Sean Connery: Now how about the young lads? The Calder Trophy…

Calder Trophy (Top Rookie): Pat Kane (Chicago), Nick Backstrom (Washington), Jon Toews (Chicago)

GM: This year was a revival of hockey in Chi-town. With the Sex Cannon

Sean Connery: Yes?

GM: Not you, old man! With the Sex Cannon basically giving away the football at every offensive possession, Chicagoans were looking for a young, fresh, and sexy team to root for, and HORRY KOW did they get just that. The Blackhawks are no longer a joke and these two youngsters have led the way. Toews who scored a ridiculous goal (runner up to this one) against Colorado looks like a more physical Joe Sakic type player, he’ll be captain by 2010. Kane and Backstrom had better offensive numbers, and Toews missed some time due to injury but he’s still my pick. Carey Price should have been a finalist.

NC: Price splitting time with Huet certainly hurt his chances, but I definitely expect big things out of him in the future. Mr. Connery do you know what the name “Carey” means?

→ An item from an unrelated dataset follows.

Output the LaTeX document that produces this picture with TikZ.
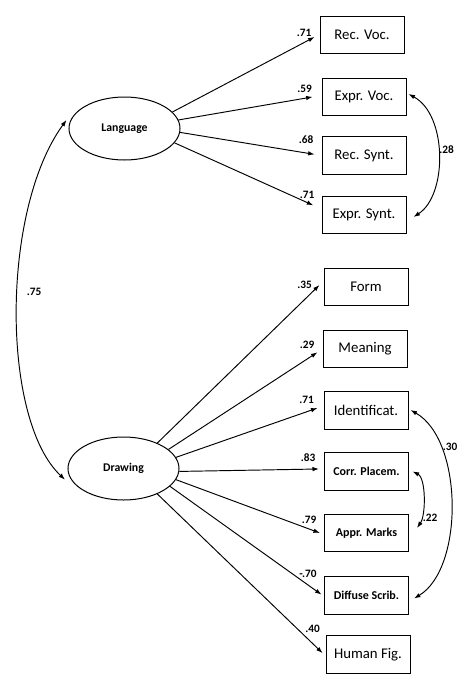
\documentclass[tikz,border=0pt]{standalone}
\usepackage{fontspec}
\setmainfont{Carlito}
\usetikzlibrary{arrows.meta,shapes.geometric}
\tikzset{
  obs/.style={draw,line width=1pt,minimum width=84pt,minimum height=37.5pt,inner sep=0pt,font=\fontsize{14.8}{16}\selectfont},
  obsb/.style={obs,font=\fontsize{12}{14}\bfseries\selectfont},
  lat/.style={draw,ellipse,line width=1pt,minimum width=111pt,minimum height=63pt,inner sep=0pt,font=\fontsize{11.8}{14}\bfseries\selectfont},
  path/.style={line width=0.95pt,-{Latex[length=6.5pt,width=4.5pt]}},
  cov/.style={line width=0.95pt,{Latex[length=6.5pt,width=4.5pt]}-{Latex[length=6.5pt,width=4.5pt]}},
  lab/.style={inner sep=0pt,font=\fontsize{11.3}{13}\bfseries\selectfont}
}
\begin{document}
\begin{tikzpicture}[x=1pt,y=-1pt]
\useasboundingbox[fill=white] (0,0) rectangle (474,694);
% latent variables
\node[lat] (lang) at (124.5,128.5) {Language};
\node[lat] (dr) at (123.5,468.5) {Drawing};
% observed variables
\node[obs] (rv) at (362,35) {Rec. Voc.};
\node[obs] (ev) at (364,97) {Expr. Voc.};
\node[obs] (rs) at (364,155.5) {Rec. Synt.};
\node[obs] (es) at (364,215) {Expr. Synt.};
\node[obs] (fo) at (366,287) {Form};
\node[obs] (me) at (365,349) {Meaning};
\node[obs] (id) at (366,410.5) {Identificat.};
\node[obsb] (cp) at (366.5,471.5) {Corr. Placem.};
\node[obsb] (am) at (366.5,533) {Appr. Marks};
\node[obsb] (ds) at (366.5,595.5) {Diffuse Scrib.};
\node[obs] (hf) at (368,654.5) {Human Fig.};
% loadings Language
\draw[path,shorten >=5.5pt] (lang.19) -- ([yshift=0.6pt]rv.west);
\draw[path,shorten >=9pt] (lang.9) -- ([yshift=1.6pt]ev.west);
\draw[path,shorten >=7pt] (lang.356) -- (rs.west);
\draw[path,shorten >=9pt] (lang.344) -- ([yshift=6pt]es.west);
% loadings Drawing
\draw[path,shorten >=5.6pt] (dr.37) -- ([yshift=5.9pt]fo.west);
\draw[path,shorten >=6pt] (dr.23) -- (me.west);
\draw[path,shorten >=6.4pt] (dr.12) -- ([yshift=4.6pt]id.west);
\draw[path,shorten >=5pt] (dr.357) -- ([yshift=2.6pt]cp.west);
\draw[path,shorten >=4.3pt] (dr.348) -- ([yshift=-1.5pt]am.west);
\draw[path,shorten >=3pt] (dr.339) -- ([yshift=-0.9pt]ds.west);
\draw[path,shorten >=4pt] (dr.323) -- ([yshift=-1.4pt]hf.west);
% covariances
\draw[cov] ([xshift=-4pt]lang.171) .. controls +(-65.7,90) and +(-64,-60) .. ([xshift=-6pt]dr.192);
\draw[cov] ([shift={(2,-3)}]ev.east) .. controls +(39,21) and +(34,-22) .. ([shift={(7,2)}]es.east);
\draw[cov] ([shift={(2,-0.5)}]id.east) .. controls +(53,30) and +(50,-30) .. ([shift={(5,3)}]ds.east);
\draw[cov] ([shift={(3.5,0)}]cp.east) .. controls +(13.5,6.5) and +(9,-13) .. ([shift={(8,-5)}]am.east);
% labels
\node[lab] (l1) at (304,33) {.71};
\node[lab] (l2) at (304.5,88.5) {.59};
\node[lab] (l3) at (306,140) {.68};
\node[lab] (l4) at (307,195) {.71};
\node[lab] (l5) at (304.5,284.5) {.35};
\node[lab] (l6) at (307,344.5) {.29};
\node[lab] (l7) at (306.5,399.5) {.71};
\node[lab] (l8) at (308,458) {.83};
\node[lab] (l9) at (309,520) {.79};
\node[lab] (l10) at (308,573.5) {-.70};
\node[lab] (l11) at (312.5,629) {.40};
\node[lab] (c1) at (446.5,150) {.28};
\node[lab] (c2) at (450,447) {.30};
\node[lab] (c3) at (430,518) {.22};
\node[lab] (c4) at (34,292) {.75};
\end{tikzpicture}
\end{document}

Sean Connery: Suck it, NetCrasher.

NC: It means “castle-dweller.” Coincidence? I don’t think so. Price is a brick wall. With Kane and Towes, Chicago’s future has to be looking good. But for now, how about Backstrom? He finished only behind Kane with 69 points and led all rookies with 55 assists. He also had a solid +13 rating and scored 4 game winning goals (tied with Kane and a few others there). But one cannot ignore the huge lift, he gave the team. Also with 4 goals, 2 assists, and an average of 20 minutes of ice time per game in the playoffs, Backstom was a huge benefit to his team’s surprising success.

Well, that's it for this week. Plenty more in the days to come including NCAA Lacrosse, a Stanley Cup Preview, Sean Avery's muffin recipe, and the Willie Randolph's rough season.

Sean Connery: That's the way your mother likes it!